Jury Instruction and Verdict
The court reviewed the jury instructions provided during the trial, finding them to be appropriate and comprehensive in outlining the legal standards for determining bad faith. The instruction clarified that Dodrill had the burden of proving by a preponderance of the evidence that Nationwide had failed to act in good faith during the settlement process. The jury was also instructed that more than a single violation of the statute was necessary to establish a general business practice. This framework allowed the jury to consider both the specific actions taken by Nationwide in Dodrill's case and the broader implications of those actions. The court concluded that the jury was well-equipped to draw inferences from the evidence, which supported their findings regarding Nationwide's conduct. The jury's award of compensatory and punitive damages was seen as reflective of the evidence presented and the impact of Nationwide's actions on Dodrill's experience. The court determined that the jury's conclusions were reasonable given the evidence, and therefore, upheld the verdict as consistent with the law.
Procedural Objections
The court examined Nationwide's procedural objections raised during the trial, finding no merit in these claims. Nationwide contended that the trial court erred in various evidentiary rulings, including the admission of photographs and the exclusion of certain documents.

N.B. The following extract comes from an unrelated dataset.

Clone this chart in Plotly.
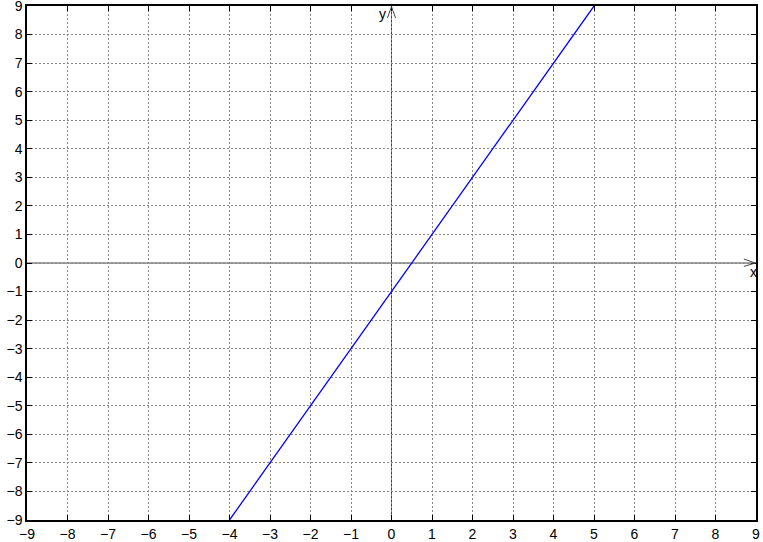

However, the court noted that the admission of evidence regarding the circumstances surrounding the accident was relevant to understanding the context of the claims process. The court emphasized that trial courts have broad discretion in making evidentiary rulings, and such decisions should only be overturned if there is an abuse of that discretion. In this case, the court found no such abuse and maintained that the trial court acted within its authority by allowing the jury to consider all relevant information. Overall, the court's assessment affirmed that procedural rulings did not negatively impact the fairness of the trial or the jury's ability to render a just verdict based on the presented evidence.